At the end of my senior year of high school, I wrote an article for my school’s newspaper called “Farewell,” as a way to spite everyone I hated. Which was basically everyone — particularly my graduating class — and wish them luck on their terrible lives. I think it was pretty successful at getting the reaction I wanted and it was cathartic for me at a time when I was really lost and angry.
So, I thought it would be nice since I am almost finished with my writing B.F.A. and done with my term as opinions editor for The Connector, to write another farewell piece that is not so bitter, not about spite and generally thankful. I wanted to use this article as an opportunity to thank all of the people who have helped me over the course of this strange chapter of my life — especially Jessica Clary, staff advisor for The Connector and SCAN Magazine.

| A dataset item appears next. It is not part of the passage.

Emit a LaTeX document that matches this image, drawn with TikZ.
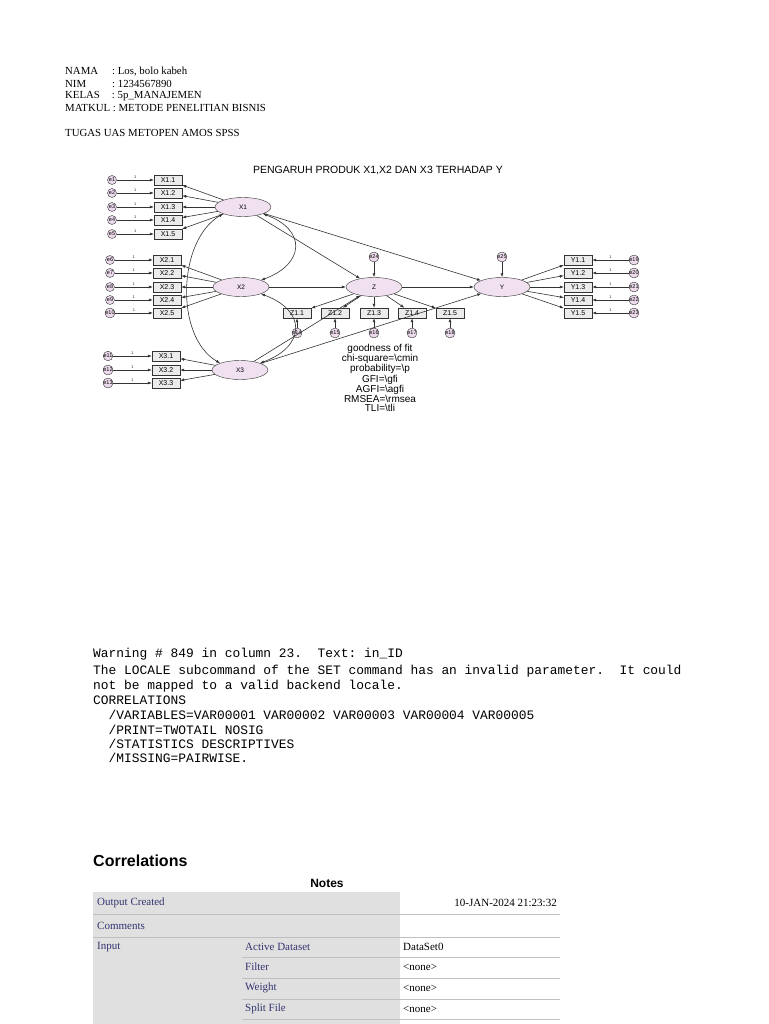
\documentclass[tikz,border=0pt]{standalone}
\usepackage{fontspec}
\setmainfont{Liberation Serif}
\setsansfont{Liberation Sans}
\setmonofont{Liberation Mono}
\usetikzlibrary{arrows.meta,shapes.geometric}
\begin{document}
\begin{tikzpicture}[x=1pt,y=-1pt,
  obs/.style={draw=black!80,fill=violet!10!black!8,minimum width=28pt,minimum height=10pt,inner sep=0pt,font=\sffamily\fontsize{7}{7}\selectfont},
  lat/.style={draw=black!80,fill=violet!12,ellipse,minimum width=56pt,minimum height=19pt,inner sep=0pt,font=\sffamily\fontsize{6.5}{6.5}\selectfont},
  err/.style={draw=black!80,fill=violet!14,circle,minimum size=9pt,inner sep=0pt,font=\sffamily\fontsize{5.5}{5.5}\selectfont},
  arr/.style={-{Latex[length=4pt,width=3pt]},black!80,line width=0.6pt},
  cov/.style={{Latex[length=4pt,width=3pt]}-{Latex[length=4pt,width=3pt]},black!80,line width=0.6pt},
  one/.style={font=\sffamily\fontsize{4}{4}\selectfont,inner sep=0pt},
  hd/.style={anchor=west,inner sep=0pt,font=\fontsize{10.8}{10.8}\selectfont},
  mono/.style={anchor=west,inner sep=0pt,font=\ttfamily\fontsize{12.9}{12.9}\selectfont},
  tb/.style={anchor=west,inner sep=0pt,font=\fontsize{11}{11}\selectfont,text=blue!30!black!80},
  tv/.style={anchor=west,inner sep=0pt,font=\fontsize{11}{11}\selectfont}]
\useasboundingbox[fill=white] (0,0) rectangle (768,1024);
% header
\node[hd] (h1) at (65,72) {NAMA\hspace{14pt}: Los, bolo kabeh};
\node[hd] (h2) at (65,84) {NIM\hspace{26pt}: 1234567890};
\node[hd] (h3) at (65,96) {KELAS\hspace{12pt}: 5p\_MANAJEMEN};
\node[hd] (h4) at (65,108) {MATKUL : METODE PENELITIAN BISNIS};
\node[hd] (h5) at (65,133) {TUGAS UAS METOPEN AMOS SPSS};
\node[font=\sffamily\fontsize{10.5}{10.5}\selectfont] (title) at (378,171) {PENGARUH PRODUK X1,X2 DAN X3 TERHADAP Y};
% latents
\node[lat] (X1) at (243,207) {X1};
\node[lat] (X2) at (241,287) {X2};
\node[lat] (X3) at (240,370) {X3};
\node[lat] (Z) at (374,287) {Z};
\node[lat] (Y) at (502,287) {Y};
\node[err] (e24) at (374,257) {e24};
\node[err] (e25) at (502,257) {e25};
\draw[arr] (e24) -- (Z);
\draw[arr] (e25) -- (Y);
% X1 indicators
\foreach \i/\y in {1/180,2/193,3/207,4/220,5/234}{
  \node[obs] (x1\i) at (168,\y) {X1.\i};
  \node[err] (e\i) at (112,\y) {e\i};
  \draw[arr] (e\i) -- node[one,above=1pt]{1} (x1\i);
  \draw[arr] (X1) -- (x1\i);
}
\foreach \i/\y/\e in {1/260/6,2/273/7,3/287/8,4/300/9,5/313/10}{
  \node[obs] (x2\i) at (167,\y) {X2.\i};
  \node[err] (e\e) at (110,\y) {e\e};
  \draw[arr] (e\e) -- node[one,above=1pt]{1} (x2\i);
  \draw[arr] (X2) -- (x2\i);
}
\foreach \i/\y/\e in {1/356/11,2/370/12,3/383/13}{
  \node[obs] (x3\i) at (166,\y) {X3.\i};
  \node[err] (e\e) at (108,\y) {e\e};
  \draw[arr] (e\e) -- node[one,above=1pt]{1} (x3\i);
  \draw[arr] (X3) -- (x3\i);
}
\foreach \i/\y/\e in {1/260/19,2/273/20,3/287/21,4/300/22,5/313/23}{
  \node[obs] (y\i) at (578,\y) {Y1.\i};
  \node[err] (e\e) at (634,\y) {e\e};
  \draw[arr] (e\e) -- node[one,above=1pt]{1} (y\i);
  \draw[arr] (Y) -- (y\i);
}
\foreach \i/\x/\e in {1/297/14,2/335/15,3/374/16,4/412/17,5/450/18}{
  \node[obs] (z\i) at (\x,313) {Z1.\i};
  \node[err] (e\e) at (\x,333) {e\e};
  \draw[arr] (e\e) -- (z\i);
  \draw[arr] (Z) -- (z\i);
}
% structural
\draw[arr] (X1) -- (Z);
\draw[arr] (X1) -- (Y);
\draw[arr] (X2) -- (Z);
\draw[arr] (X3) -- (Z);
\draw[arr] (X3) -- (Y);
\draw[arr] (Z) -- (Y);
% covariances
\draw[cov] (X1.south east) to[out=-20,in=20,looseness=1.8] (X2.north east);
\draw[cov] (X2.south east) to[out=-20,in=20,looseness=1.8] (X3.north east);
\draw[cov] (X1.south west) to[out=210,in=150,looseness=0.9] (X3.north west);
% gof
\node[align=center,font=\sffamily\fontsize{10}{9}\selectfont] (gof) at (380,378) {goodness of fit\\chi-square=\textbackslash cmin\\probability=\textbackslash p\\GFI=\textbackslash gfi\\AGFI=\textbackslash agfi\\RMSEA=\textbackslash rmsea\\TLI=\textbackslash tli};
% syntax
\node[mono] (m1) at (93,654) {Warning \# 849 in column 23.\ \ Text: in\_ID};
\node[mono] (m2) at (93,671) {The LOCALE subcommand of the SET command has an invalid parameter.\ \ It could};
\node[mono] (m3) at (93,686) {not be mapped to a valid backend locale.};
\node[mono] (m4) at (93,700) {CORRELATIONS};
\node[mono] (m5) at (93,715) {\ \ /VARIABLES=VAR00001 VAR00002 VAR00003 VAR00004 VAR00005};
\node[mono] (m6) at (93,730) {\ \ /PRINT=TWOTAIL NOSIG};
\node[mono] (m7) at (93,744) {\ \ /STATISTICS DESCRIPTIVES};
\node[mono] (m8) at (93,758) {\ \ /MISSING=PAIRWISE.};
% table
\node[anchor=west,inner sep=0pt,font=\sffamily\bfseries\fontsize{16}{16}\selectfont] (corr) at (93,861) {Correlations};
\node[inner sep=0pt,font=\sffamily\bfseries\fontsize{12}{12}\selectfont] (notes) at (327,883) {Notes};
\fill[black!12] (93,892) rectangle (400,1024);
\draw[black!25,line width=0.8pt] (93,914) -- (560,914) (93,937) -- (560,937);
\foreach \y in {957,978,999,1019} \draw[black!25,line width=0.8pt] (242,\y) -- (560,\y);
\node[tb] (t1) at (97,903) {Output Created};
\node[anchor=east,inner sep=0pt,font=\fontsize{11}{11}\selectfont] (t1v) at (557,903) {10-JAN-2024 21:23:32};
\node[tb] (t2) at (97,926) {Comments};
\node[tb] (t3) at (97,947) {Input};
\node[tb] (t4) at (245,947) {Active Dataset};
\node[tv] (t4v) at (403,947) {DataSet0};
\node[tb] (t5) at (245,967) {Filter};
\node[tv] (t5v) at (403,967) {<none>};
\node[tb] (t6) at (245,988) {Weight};
\node[tv] (t6v) at (403,988) {<none>};
\node[tb] (t7) at (245,1009) {Split File};
\node[tv] (t7v) at (403,1009) {<none>};
\end{tikzpicture}
\end{document}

I started working with student media in the spring of 2016 and it has been a major part of my experience at SCAD since I got here in the fall of 2015. I remember hearing about the radio station at the table they had set up in the lobby of Spring House and my first meeting as a contributor at The Connector. Now, it’s kind of surreal to be coming up on my last quarter of classes and the end of my involvement with student media as a manager and an editor.
Working at the radio station and the newspaper made my time at SCAD actually worth all the money I now owe to the government. Not just because of all of the cool opportunities I’ve had — like visiting [adult swim] or interviewing some of my personal heroes — but because of the people I have gotten to work with and what I was able to learn about myself in the process. My classes and professors have taught me a lot, but this will actually be what I remember about college.

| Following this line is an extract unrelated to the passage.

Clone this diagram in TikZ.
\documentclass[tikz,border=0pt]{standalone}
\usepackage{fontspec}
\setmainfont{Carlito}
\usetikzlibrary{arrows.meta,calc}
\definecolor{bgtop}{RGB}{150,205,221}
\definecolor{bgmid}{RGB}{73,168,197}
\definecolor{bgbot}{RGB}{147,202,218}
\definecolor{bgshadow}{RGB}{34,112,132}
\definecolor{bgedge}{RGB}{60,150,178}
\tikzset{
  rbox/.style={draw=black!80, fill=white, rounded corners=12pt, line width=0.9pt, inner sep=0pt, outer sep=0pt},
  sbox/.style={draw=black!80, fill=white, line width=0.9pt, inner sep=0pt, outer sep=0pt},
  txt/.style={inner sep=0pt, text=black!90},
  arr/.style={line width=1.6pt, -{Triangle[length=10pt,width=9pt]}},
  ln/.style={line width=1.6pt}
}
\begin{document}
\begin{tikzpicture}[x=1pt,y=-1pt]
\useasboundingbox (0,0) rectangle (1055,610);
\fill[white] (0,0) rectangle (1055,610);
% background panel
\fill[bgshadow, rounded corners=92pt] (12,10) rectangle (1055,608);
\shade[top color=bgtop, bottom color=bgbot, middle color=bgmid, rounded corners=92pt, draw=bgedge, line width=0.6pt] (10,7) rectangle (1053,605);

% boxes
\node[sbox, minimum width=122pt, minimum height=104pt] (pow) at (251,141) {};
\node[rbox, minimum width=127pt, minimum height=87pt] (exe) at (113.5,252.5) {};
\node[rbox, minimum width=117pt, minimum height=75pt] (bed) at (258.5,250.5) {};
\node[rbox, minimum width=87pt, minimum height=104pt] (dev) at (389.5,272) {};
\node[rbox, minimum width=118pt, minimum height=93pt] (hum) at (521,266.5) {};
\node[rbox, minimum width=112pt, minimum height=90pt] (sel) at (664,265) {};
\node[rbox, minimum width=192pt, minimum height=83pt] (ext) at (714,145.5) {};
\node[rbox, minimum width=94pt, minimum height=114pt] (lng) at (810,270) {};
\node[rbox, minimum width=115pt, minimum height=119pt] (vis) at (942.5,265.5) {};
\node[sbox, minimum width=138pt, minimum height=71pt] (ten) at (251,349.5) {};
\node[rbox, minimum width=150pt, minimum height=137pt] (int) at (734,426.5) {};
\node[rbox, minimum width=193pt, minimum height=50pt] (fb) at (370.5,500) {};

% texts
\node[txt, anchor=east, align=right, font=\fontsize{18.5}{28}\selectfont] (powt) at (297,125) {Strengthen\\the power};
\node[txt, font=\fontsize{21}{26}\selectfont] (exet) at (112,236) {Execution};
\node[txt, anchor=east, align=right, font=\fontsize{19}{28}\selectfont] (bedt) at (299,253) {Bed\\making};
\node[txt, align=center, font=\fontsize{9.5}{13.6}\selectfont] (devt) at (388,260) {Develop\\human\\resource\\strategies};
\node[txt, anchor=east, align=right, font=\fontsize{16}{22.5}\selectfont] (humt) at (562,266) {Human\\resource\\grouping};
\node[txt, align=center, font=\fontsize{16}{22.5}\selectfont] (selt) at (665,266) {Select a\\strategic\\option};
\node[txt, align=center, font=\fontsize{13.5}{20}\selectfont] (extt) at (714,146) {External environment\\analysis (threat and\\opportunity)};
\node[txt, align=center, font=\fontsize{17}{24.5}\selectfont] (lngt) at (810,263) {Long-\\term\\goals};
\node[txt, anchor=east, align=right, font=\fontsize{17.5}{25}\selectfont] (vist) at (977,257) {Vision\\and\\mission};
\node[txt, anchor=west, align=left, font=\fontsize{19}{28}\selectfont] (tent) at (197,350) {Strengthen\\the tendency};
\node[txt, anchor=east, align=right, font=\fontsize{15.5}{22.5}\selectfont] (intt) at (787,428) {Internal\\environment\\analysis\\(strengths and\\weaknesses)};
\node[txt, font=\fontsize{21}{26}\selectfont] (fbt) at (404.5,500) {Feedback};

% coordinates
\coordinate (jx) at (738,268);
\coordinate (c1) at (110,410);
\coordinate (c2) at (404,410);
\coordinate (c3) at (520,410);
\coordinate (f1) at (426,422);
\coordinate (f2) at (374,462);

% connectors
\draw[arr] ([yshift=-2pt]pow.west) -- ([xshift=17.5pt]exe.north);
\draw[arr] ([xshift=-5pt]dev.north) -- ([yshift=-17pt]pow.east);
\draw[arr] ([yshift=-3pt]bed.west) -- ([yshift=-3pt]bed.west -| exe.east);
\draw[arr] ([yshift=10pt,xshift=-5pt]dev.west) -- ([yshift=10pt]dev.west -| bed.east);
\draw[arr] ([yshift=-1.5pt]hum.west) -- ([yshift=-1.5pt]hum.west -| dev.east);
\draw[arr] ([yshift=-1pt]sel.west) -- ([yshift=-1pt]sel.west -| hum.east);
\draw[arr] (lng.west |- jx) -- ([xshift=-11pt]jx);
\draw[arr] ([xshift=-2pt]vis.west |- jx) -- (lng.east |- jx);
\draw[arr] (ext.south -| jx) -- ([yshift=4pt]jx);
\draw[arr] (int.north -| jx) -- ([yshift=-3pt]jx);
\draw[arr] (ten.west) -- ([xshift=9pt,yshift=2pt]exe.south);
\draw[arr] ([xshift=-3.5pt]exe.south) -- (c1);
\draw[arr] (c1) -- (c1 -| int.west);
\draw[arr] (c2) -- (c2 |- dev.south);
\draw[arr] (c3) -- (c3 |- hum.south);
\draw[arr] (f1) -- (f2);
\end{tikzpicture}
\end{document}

These have been the weirdest four years of my life so far for a number of different reasons that aren’t really appropriate to share in this context. I’m still kind of in the middle of it, so I am not sure if the full gravity of everything has even set in yet. But, I’m unrecognizable to myself from who I feel like I used to be, and not entirely sure of how to handle it.
For a long time, I wanted things to slow down. I’ve wanted a break so I could actually compose myself or at least feel like I could rest until I was ready. But, the reality is that life is never going to slow down. If anything, it’s going to pick up speed now that I am about to step out into adulthood —whatever that is supposed to be.

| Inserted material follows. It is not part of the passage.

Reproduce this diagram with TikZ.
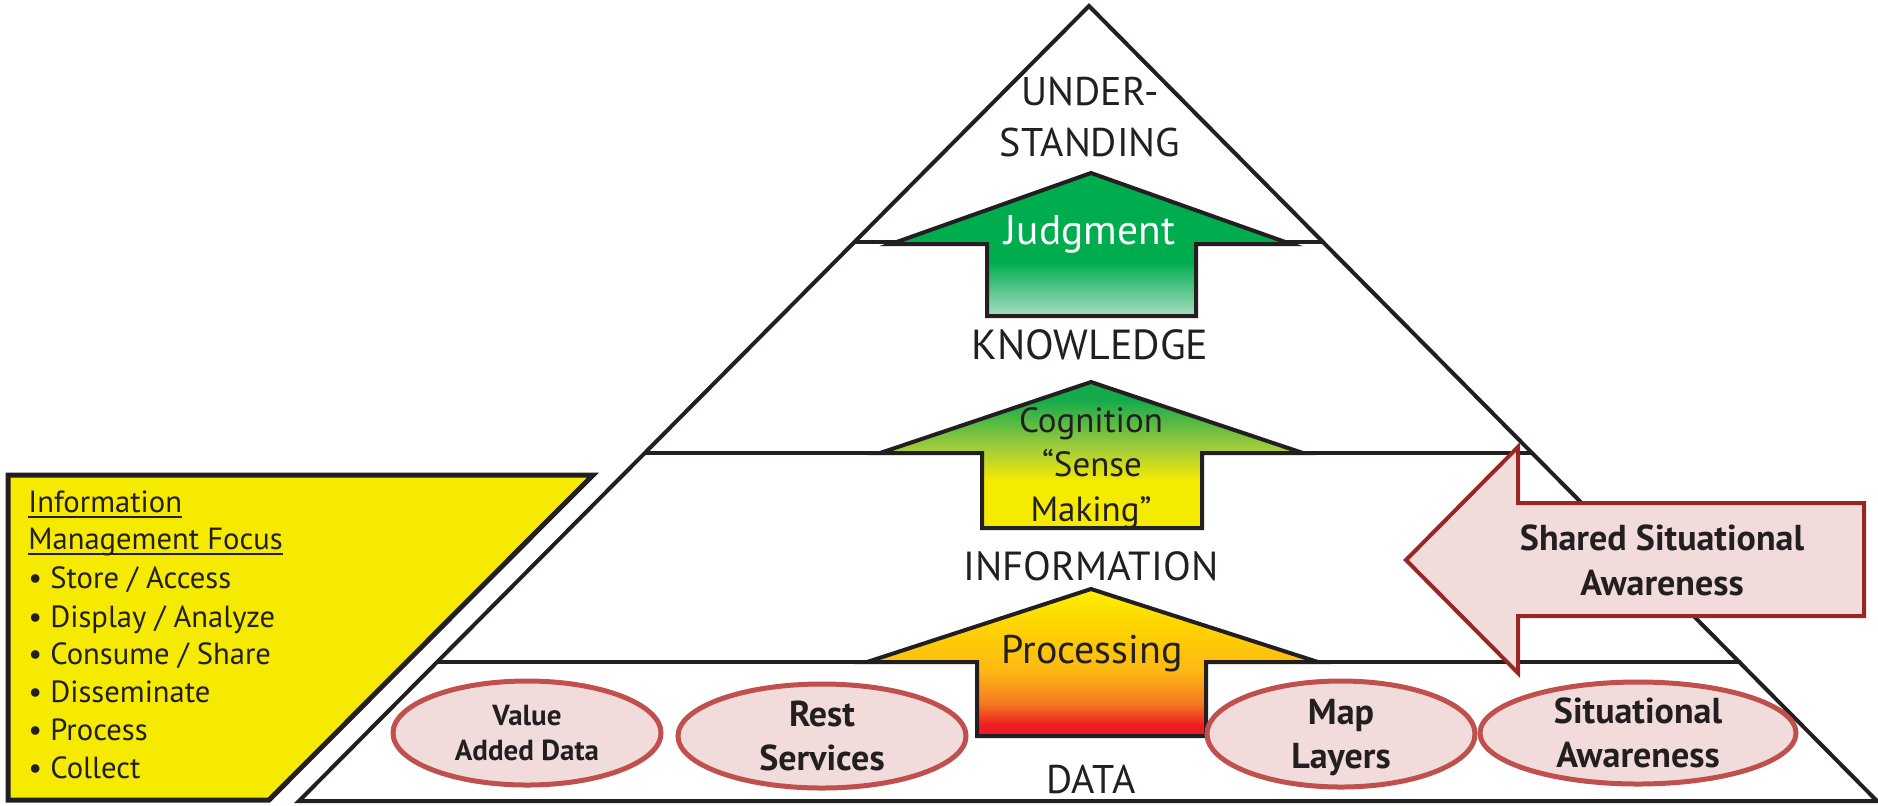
\documentclass[tikz,border=0pt]{standalone}
\usepackage{fontspec}
\setmainfont{PT Sans}
\usetikzlibrary{shapes.geometric}
\definecolor{ink}{RGB}{35,31,32}
\definecolor{boxyellow}{RGB}{245,234,0}
\definecolor{pinkfill}{RGB}{242,220,219}
\definecolor{ellborder}{RGB}{192,80,77}
\definecolor{sharedborder}{RGB}{152,38,36}
\definecolor{jgreen}{RGB}{0,173,78}
\definecolor{jlight}{RGB}{170,220,195}
\definecolor{cgreen}{RGB}{20,170,75}
\definecolor{cmid}{RGB}{165,205,57}
\definecolor{cyellow}{RGB}{245,235,0}
\definecolor{pred}{RGB}{237,28,36}
\definecolor{porange}{RGB}{244,121,32}
\definecolor{pamber}{RGB}{253,185,19}
\definecolor{pgold}{RGB}{254,215,0}
\definecolor{pyellow}{RGB}{255,242,0}
\pgfdeclareverticalshading{judgshade}{100bp}{color(0bp)=(jlight); color(25bp)=(jlight); color(44bp)=(jgreen); color(100bp)=(jgreen)}
\pgfdeclareverticalshading{cogshade}{100bp}{color(0bp)=(cyellow); color(41bp)=(cyellow); color(52bp)=(cmid); color(69bp)=(cgreen); color(100bp)=(cgreen)}
\pgfdeclareverticalshading{procshade}{100bp}{color(0bp)=(pred); color(28.7bp)=(pred); color(36bp)=(porange); color(47.5bp)=(pamber); color(64.5bp)=(pgold); color(75bp)=(pyellow); color(100bp)=(pyellow)}
\begin{document}
\begin{tikzpicture}[x=0.5pt,y=-0.5pt,line join=miter,
  pyr/.style={draw=ink,line width=2pt},
  upbox/.style={draw=ink,line width=2pt},
  lvl/.style={text=ink,inner sep=0pt,anchor=base,font=\fontsize{21pt}{25pt}\selectfont},
  arrtxt/.style={inner sep=0pt,anchor=base,font=\fontsize{20pt}{24pt}\selectfont},
  focus/.style={text=ink,inner sep=0pt,anchor=base west,font=\fontsize{15.3pt}{19pt}\selectfont},
  blob/.style={ellipse,draw=ellborder,fill=pinkfill,line width=2.5pt,inner sep=0pt},
  blobtxt/.style={text=ink,align=center,inner sep=0pt,font=\bfseries\fontsize{18pt}{22pt}\selectfont},
  sharedarrow/.style={draw=sharedborder,fill=pinkfill,line width=2pt}]
\useasboundingbox (0,0) rectangle (1878,805);
% pyramid
\draw[pyr] (1089,6) -- (1877,801) -- (299,801) -- cycle;
\coordinate (l1a) at (854,242); \coordinate (l1b) at (1323,242);
\coordinate (l2a) at (645,453); \coordinate (l2b) at (1532,453);
\coordinate (l3a) at (437,662); \coordinate (l3b) at (1741,662);
\draw[pyr] (l1a) -- (l1b);
\draw[pyr] (l2a) -- (l2b);
\draw[pyr] (l3a) -- (l3b);
% yellow focus box
\draw[draw=ink,fill=boxyellow,line width=2.5pt] (8,475) -- (593,475) -- (269,800) -- (8,800) -- cycle;
\node[focus] (f1) at (28,512) {Information};
\node[focus] (f2) at (28,549) {Management Focus};
\draw[ink,line width=1pt] ([yshift=-2.5pt]f1.base west) -- ([yshift=-2.5pt]f1.base east);
\draw[ink,line width=1pt] ([yshift=-2.5pt]f2.base west) -- ([yshift=-2.5pt]f2.base east);
\node[focus] (f3) at (28,588) {• Store / Access};
\node[focus] (f4) at (28,627) {• Display / Analyze};
\node[focus] (f5) at (28,664) {• Consume / Share};
\node[focus] (f6) at (28,702) {• Disseminate};
\node[focus] (f7) at (28,740) {• Process};
\node[focus] (f8) at (28,778) {• Collect};
% up arrows
\shadedraw[upbox,shading=judgshade] (1091,173) -- (1291,244) -- (1196,244) -- (1196,316) -- (987,316) -- (987,244) -- (891,244) -- cycle;
\shadedraw[upbox,shading=cogshade] (1091,382) -- (1303,453) -- (1202,453) -- (1202,528) -- (982,528) -- (982,453) -- (880,453) -- cycle;
\shadedraw[upbox,shading=procshade] (1091,589) -- (1318,662) -- (1206,662) -- (1206,736) -- (977,736) -- (977,662) -- (867,662) -- cycle;
\node[arrtxt,text=white,font=\fontsize{20.7pt}{24pt}\selectfont] (judg) at (1090,244) {Judgment};
\node[arrtxt,text=ink,font=\fontsize{17.5pt}{22pt}\selectfont] (cog1) at (1091,432) {Cognition};
\node[arrtxt,text=ink,font=\fontsize{17.5pt}{22pt}\selectfont] (cog2) at (1092,476) {“Sense};
\node[arrtxt,text=ink,font=\fontsize{17.5pt}{22pt}\selectfont] (cog3) at (1091,521) {Making”};
\node[arrtxt,text=ink,font=\fontsize{20pt}{24pt}\selectfont] (proc) at (1092,663) {Processing};
% level labels
\node[lvl,font=\fontsize{20pt}{24pt}\selectfont] (und1) at (1090,105) {UNDER-};
\node[lvl,font=\fontsize{20pt}{24pt}\selectfont] (und2) at (1090,156) {STANDING};
\node[lvl] (know) at (1090,359) {KNOWLEDGE};
\node[lvl,font=\fontsize{20.3pt}{24pt}\selectfont] (info) at (1091,580) {INFORMATION};
\node[lvl,font=\fontsize{20pt}{24pt}\selectfont] (data) at (1091,793) {DATA};
% data ellipses
\node[blob,minimum width=134pt,minimum height=52pt] (va) at (527,733) {};
\node[blob,minimum width=144pt,minimum height=52pt] (rs) at (822,736) {};
\node[blob,minimum width=134pt,minimum height=53pt] (ml) at (1341,734) {};
\node[blob,minimum width=158pt,minimum height=51pt] (sa) at (1638,733) {};
\node[blobtxt,font=\bfseries\fontsize{14.5pt}{17.5pt}\selectfont] (vat) at (va) {Value\\Added Data};
\node[blobtxt] (rst) at (rs) {Rest\\Services};
\node[blobtxt] (mlt) at ([yshift=-2pt]ml.center) {Map\\Layers};
\node[blobtxt] (sat) at (sa) {Situational\\Awareness};
% shared situational awareness arrow
\draw[sharedarrow] (1406,560) -- (1518,447) -- (1518,503) -- (1864,503) -- (1864,616) -- (1518,616) -- (1518,673) -- cycle;
\node[blobtxt,font=\bfseries\fontsize{18pt}{22.5pt}\selectfont] (ssa) at (1662,560) {Shared Situational\\Awareness};
\end{tikzpicture}
\end{document}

Sometimes I feel like if things slowed down enough I might be able to unpack everything and finally understand the significance of where I’m headed and where I’ve been. But, even though life is going to continue to be relentless and never slow down, I know that I am in a better place now because of being thankful and letting go of a lot of the spite.
I don’t know if I could have made it to this point or have made it at all without the help of people like Jessica guiding me along the way and showing me a better way to be. There are plenty of things I’ve learned through my time with student media that I am going to carry with me and use in the near future, but the things that I am going to remember most are when I was able to get a really great piece of advice when it counted, or someone was just genuinely kind when I needed it most.